Tightening Prongs on a Setting
Q: How do you get the prongs of a Tiffany head to hold a stone tightly? And how can you clean up prongs without catching and distorting them?
A: Vector tightening is the best way to tighten a prebent prong to a stone. It’s also generally good for tightening already set stones that have become loosened in wear. Gold, silver, and even platinum are a bit springy. This means that if you bend a prong tight and let go, it springs back, leaving the stone loose. Attempting to force it tighter can break the stone. You’ve doubtless seen the same thing in closing jump rings, which, if closed straight together, spring back a little, leaving a gap. If one moves the ends side to side while closing, the gap stays closed. The same idea is used in vector tightening. Instead of squeezing opposing prongs straight together toward the center of the stone, you squeeze adjacent prongs slightly together. This, of course, puts them skewed sideways out of position, but the springback occurs to the side now. The prongs are moved slightly toward the stone at the same time, but in this case they stay there.
If you number a four-prong setting as prongs 1 through 4, you’d squeeze prongs 1 and 2 slightly together, then 3 and 4. Now go back and do the same again with 1 and 4, and then 2 and 3. At this point each prong has been bent slightly to one side, and then equally back to the other side. So now they again line up square to the stone and straight up and down. Obviously, you do this whole thing carefully, and gently, a little at a time. After all, you don’t want to end up with distortion and rippled metal along the sides of the prongs. And as you work, be careful to avoid putting plier marks in parts of the prongs which you cannot clean up again.

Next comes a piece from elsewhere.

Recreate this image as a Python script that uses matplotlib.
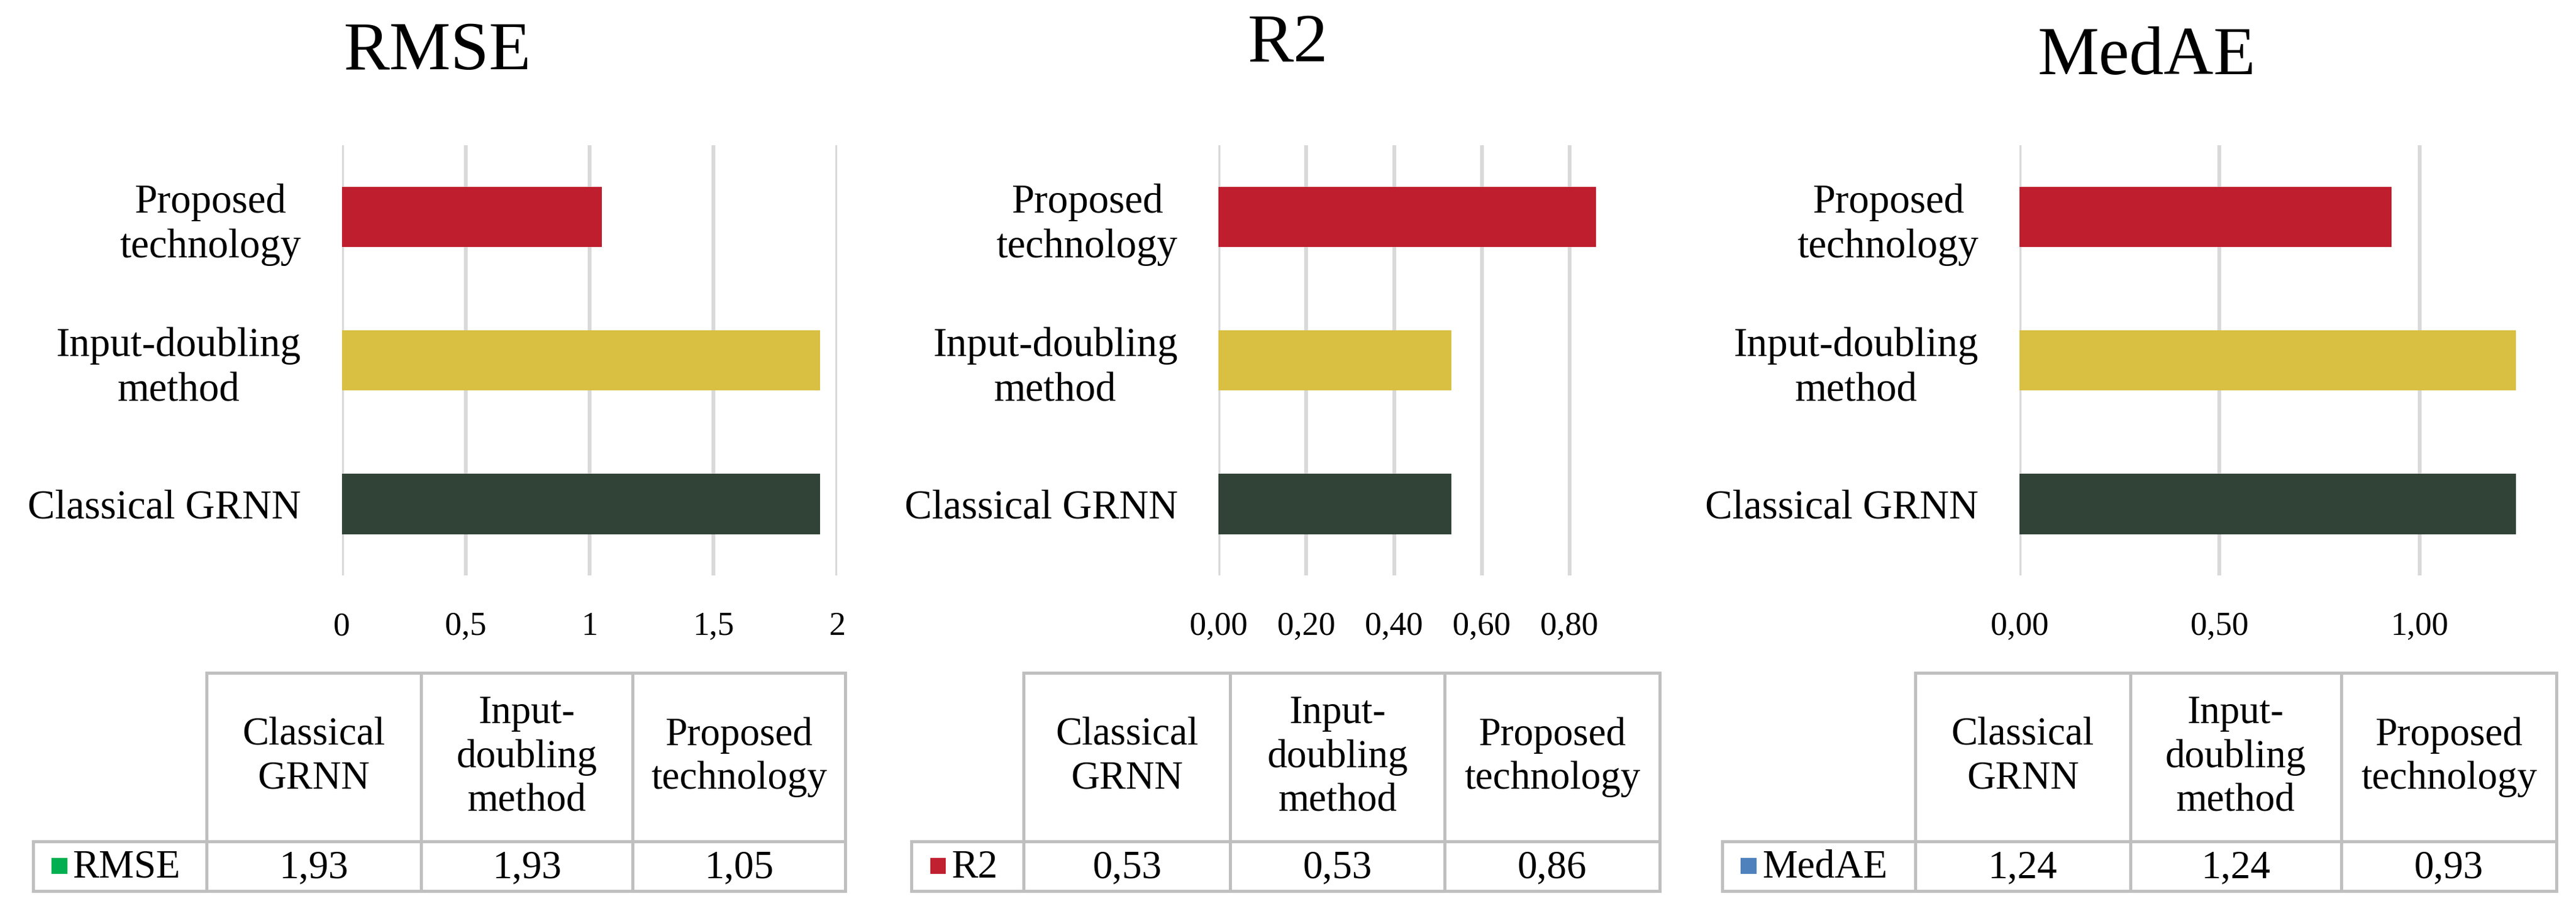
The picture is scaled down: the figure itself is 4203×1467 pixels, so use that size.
import matplotlib.pyplot as plt
from matplotlib.patches import Rectangle

plt.rcParams['font.family'] = ['Liberation Serif', 'DejaVu Serif']

categories = ['Classical GRNN', 'Input-doubling\nmethod', 'Proposed\ntechnology']
table_headers = ['Classical\nGRNN', 'Input-\ndoubling\nmethod', 'Proposed\ntechnology']
metrics = ['RMSE', 'R2', 'MedAE']
rmse = [1.93, 1.93, 1.05]
r2 = [0.53, 0.53, 0.86]
medae = [1.24, 1.24, 0.93]
values = [rmse, r2, medae]
xlims = [2.0, 0.9, 1.3]
xticks = [[0, 0.5, 1, 1.5, 2], [0, 0.2, 0.4, 0.6, 0.8], [0, 0.5, 1.0]]
tick_fmt = [lambda v: f'{v:g}'.replace('.', ','),
            lambda v: f'{v:.2f}'.replace('.', ','),
            lambda v: f'{v:.2f}'.replace('.', ',')]
marker_colors = ['#00B050', '#C0202F', '#4F81BD']
bar_colors = ['#314237', '#D9BF42', '#BF1E2E']
grid_c = '#D9D9D9'

W, H = 1560, 545  # layout units (scaled view of figure)
fig = plt.figure(figsize=(4203 / 300, 1467 / 300), dpi=300)

ax_x = [(207, 507), (738, 977), (1223, 1538)]
ax_top, ax_bot = 88, 349
title_pos = [(265, 32), (780, 27), (1300, 35)]
tab_cols = [(20, [125, 255, 383, 512]), (552, [620, 745, 875, 1005]), (1043, [1160, 1290, 1418, 1548])]
tab_top, tab_mid, tab_bot = 408, 510, 540

for i in range(3):
    x0, x1 = ax_x[i]
    ax = fig.add_axes([x0 / W, 1 - ax_bot / H, (x1 - x0) / W, (ax_bot - ax_top) / H])
    ax.barh(range(3), values[i], height=0.42, color=bar_colors, zorder=3)
    ax.set_xlim(0, xlims[i])
    ax.set_ylim(-0.5, 2.5)
    ax.set_xticks(xticks[i])
    ax.set_xticklabels([tick_fmt[i](v) for v in xticks[i]], fontsize=13)
    ax.set_yticks(range(3))
    ax.set_yticklabels(categories, fontsize=16, linespacing=1.25, multialignment='center')
    ax.tick_params(length=0, pad=14)
    ax.tick_params(axis='y', pad=16)
    ax.grid(axis='x', color=grid_c, linewidth=1.5, zorder=0)
    for s in ax.spines.values():
        s.set_visible(False)
    ax.axvline(0, color=grid_c, linewidth=1.5, zorder=1)
    fig.text(title_pos[i][0] / W, 1 - title_pos[i][1] / H, metrics[i], fontsize=27,
             ha='center', va='center')

ov = fig.add_axes([0, 0, 1, 1])
ov.set_xlim(0, W)
ov.set_ylim(H, 0)
ov.axis('off')
lc = '#BFBFBF'
for i in range(3):
    lx, edges = tab_cols[i]
    ov.plot([edges[0], edges[-1]], [tab_top, tab_top], color=lc, lw=1.2)
    ov.plot([lx, edges[-1]], [tab_mid, tab_mid], color=lc, lw=1.2)
    ov.plot([lx, edges[-1]], [tab_bot, tab_bot], color=lc, lw=1.2)
    for e in edges:
        ov.plot([e, e], [tab_top, tab_bot], color=lc, lw=1.2)
    ov.plot([lx, lx], [tab_mid, tab_bot], color=lc, lw=1.2)
    for j in range(3):
        cx = (edges[j] + edges[j + 1]) / 2
        ov.text(cx, (tab_top + tab_mid) / 2, table_headers[j], ha='center', va='center',
                fontsize=15.5, linespacing=1.25)
        ov.text(cx, (tab_mid + tab_bot) / 2 + 1, f'{values[i][j]:.2f}'.replace('.', ','),
                ha='center', va='center', fontsize=15.5)
    ov.add_patch(Rectangle((lx + 12, (tab_mid + tab_bot) / 2 - 4), 8, 8,
                           color=marker_colors[i]))
    ov.text(lx + 24, (tab_mid + tab_bot) / 2 + 1, metrics[i], ha='left', va='center', fontsize=15.5)

fig.savefig('out.png', dpi=300)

With larger heads, parallel jaw pliers are useful. And of course, if you are using this technique to set a stone, you can initially bend the prongs straight in toward the stone to get them most of the way to where they need to be. The vector technique is the last part, where you snug everything up and get them tight. This concept of prebending the prong tips avoids a great deal of the accidental breakage of stones in setting, especially with larger or fancy-shape stones, as the hard bending is done without the stone in the head. And vector tightening allows you to gently tighten a prong to where it needs to be without pressing the prong straight into the stone. This avoids much breakage, as well as working better.

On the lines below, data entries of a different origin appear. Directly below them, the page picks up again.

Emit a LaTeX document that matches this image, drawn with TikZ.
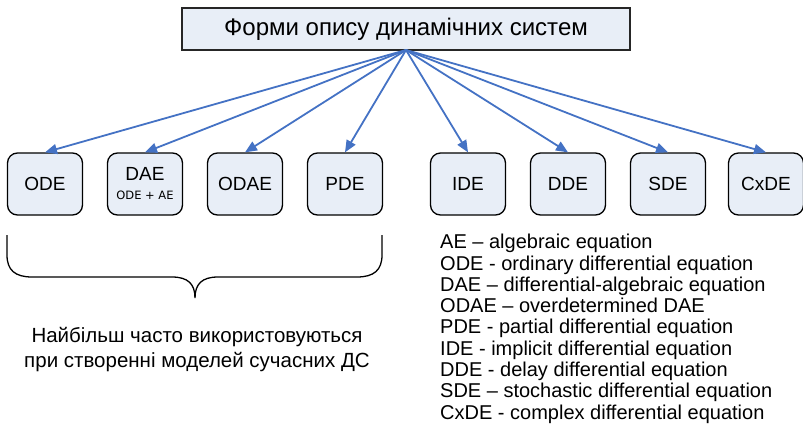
\documentclass[tikz,border=0pt]{standalone}
\usepackage{fontspec}
\setmainfont{Liberation Sans}
\newfontfamily\smallfam{DejaVu Sans}
\usetikzlibrary{arrows.meta}
\definecolor{arrowblue}{HTML}{4472C4}
\definecolor{boxfill}{HTML}{E8EEF7}
\begin{document}
\begin{tikzpicture}[x=1pt,y=-1pt,
  eqbox/.style={draw=black, line width=1.3pt, fill=boxfill, rounded corners=10pt,
    minimum width=75pt, minimum height=62pt, inner sep=0pt,
    font=\fontsize{19}{21}\selectfont, align=center},
  titlebox/.style={draw=black!85, line width=1.4pt, fill=boxfill,
    minimum width=448pt, minimum height=42pt, inner sep=0pt,
    font=\fontsize{24}{26}\selectfont},
  link/.style={draw=arrowblue, line width=1.8pt,
    -{Triangle[length=12pt,width=10pt]}},
  legend/.style={anchor=north west, align=left, inner sep=0pt,
    font=\fontsize{20}{21.3}\selectfont},
  note/.style={align=center, inner sep=0pt, font=\fontsize{20.5}{25}\selectfont},
  brace/.style={draw=black, line width=1.3pt}]
\useasboundingbox (0,0) rectangle (803,424);

\node[titlebox] (title) at (406,29) {Форми опису динамічних систем};
\coordinate (hub) at (406,50);

\node[eqbox] (ode)  at (45,184)  {ODE};
\node[eqbox] (dae)  at (145,184) {DAE\\[-2pt]{\smallfam\fontsize{11.5}{13}\selectfont ODE + AE}};
\node[eqbox] (odae) at (245,184) {ODAE};
\node[eqbox] (pde)  at (345,184) {PDE};
\node[eqbox] (ide)  at (468,184) {IDE};
\node[eqbox] (dde)  at (568,184) {DDE};
\node[eqbox] (sde)  at (668,184) {SDE};
\node[eqbox] (cxde) at (766,184) {CxDE};

\foreach \t in {ode,dae,odae,pde,ide,dde,sde,cxde}
  \draw[link] (hub) -- (\t.north);

\draw[brace] (7,235) -- (7,255) .. controls (7,270) and (15,277) .. (32,277)
  -- (172,277) .. controls (188,277) and (195,284) .. (195,298)
  .. controls (195,284) and (202,277) .. (218,277)
  -- (357,277) .. controls (374,277) and (382,270) .. (382,255) -- (382,235);

\node[note] (usage) at (197,350) {Найбільш часто використовуються\\при створенні моделей сучасних ДС};

\node[legend] (leg) at (440,234) {AE – algebraic equation\\
ODE - ordinary differential equation\\
DAE – differential-algebraic equation\\
ODAE – overdetermined DAE\\
PDE - partial differential equation\\
IDE - implicit differential equation\\
DDE - delay differential equation\\
SDE – stochastic differential equation\\
CxDE - complex differential equation};
\end{tikzpicture}
\end{document}
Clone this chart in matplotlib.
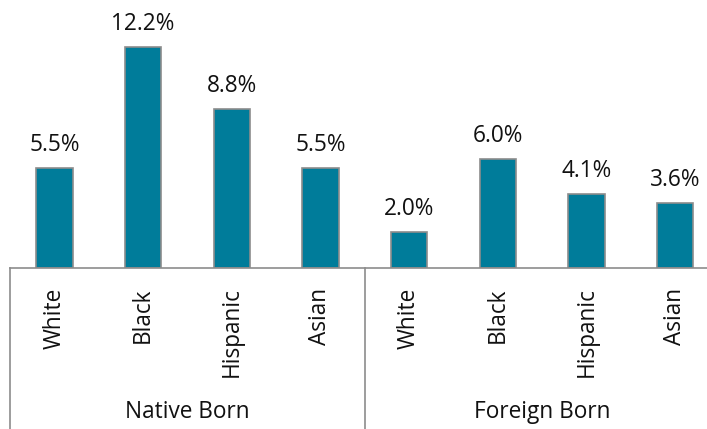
import matplotlib.pyplot as plt

groups = ['Native Born', 'Foreign Born']
races = ['White', 'Black', 'Hispanic', 'Asian']
native = [5.5, 12.2, 8.8, 5.5]
foreign = [2.0, 6.0, 4.1, 3.6]

values = native + foreign
labels = races + races
xs = list(range(len(values)))

plt.rcParams['font.family'] = ['Open Sans', 'DejaVu Sans']
fs = 16.3

fig = plt.figure(figsize=(7.07, 4.29), dpi=100)
ax = fig.add_axes([10 / 707, 161 / 429, 697 / 707, 268 / 429])

ax.bar(xs, values, width=0.41, color='#007C9A', edgecolor='#8C8C8C', linewidth=1.2)

for x, v in zip(xs, values):
    ax.annotate('{:.1f}%'.format(v), (x, v), xytext=(0, 8), textcoords='offset points',
                ha='center', va='bottom', fontsize=fs, color='#111111')

ax.set_xlim(-0.5, -0.5 + 697 / 88.7)
ax.set_ylim(0, 268 / 18.1)
ax.set_xticks(xs)
ax.set_xticklabels(labels, rotation=90, fontsize=fs, color='#111111')
ax.tick_params(axis='x', length=0, pad=14)
ax.set_yticks([])

for s in ['top', 'right', 'left']:
    ax.spines[s].set_visible(False)
ax.spines['bottom'].set_color('#8C8C8C')
ax.spines['bottom'].set_linewidth(1.2)

# group separators below the axis
trans = ax.get_xaxis_transform()
for xsep in [-0.5, 3.5]:
    ax.plot([xsep, xsep], [0, -161 / 268], transform=trans, color='#8C8C8C',
            linewidth=1.2, clip_on=False)

for i, g in enumerate(groups):
    ax.text(1.5 + 4 * i, -144 / 268, g, transform=trans, ha='center', va='center',
            fontsize=fs, color='#111111')

fig.savefig('out.png', dpi=100)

One more thing to keep in mind when cutting seats in prongs that are to be bent directly over the stone instead of prebent, as is often the case with smaller round stones in the standard die-struck heads, is that any metal wire, such as a prong, when it’s bent, compresses on the inside of the bend and stretches on the outside. That compression effect causes the inside surface to bulge slightly. This means that the inner surface of a prong you are bending will tend to contact the stone slightly before the outer edge. That makes it hard to get it to look tight, and if you mistakenly think it’s still loose and press down more, you can chip the stone. It’s for this reason that slightly hollowing out the inner surface of each prong with a small ball burr tends to give good results in some cases. Tiny stones, of course, don’t usually need this. But with heavier prongs it’s a good idea.
As for the problem of catching prongs with burrs; use the burrs at higher speeds, and they will catch less. Use them with Rio’s Burr Life or similar burr lubricant (beeswax, oil of wintergreen, even saliva), and you’ll smooth out the cutting as well. Be especially careful not to catch the “upstream” edge of the prong, as that’s what causes it to grab. A larger burr will also make this easier to avoid. If you still have trouble, then use the finer tooth Busch style burr, instead of high-speed ones.
Setting stones is a rewarding skill. But it’s not a simple or quickly learned one. Doing it well with all sorts of stones and setting styles is a highly skilled profession in its own right. So don’t be discouraged if you find that it takes more than one or two tries to learn. And always remember that fine method of stone setting, the “three by five” method. For beginners and those not completely sure of their skills, especially with fine expensive stones, it’s the method that usually produces the best results. This involves putting your job in a three by five inch mailing box, and sending it to an expert stone-setter. The bill you get is usually well worth the reduction in risk to the stone, and the increase in the quality of the finished job. Even many of us (like me) who’ve been doing jewelry, goldsmithing, and stone setting for a long time still defer, on the especially tricky or important jobs, to those setters known to be particularly good with a certain style of setting work, unless the style in question happens to be our own individual specialty.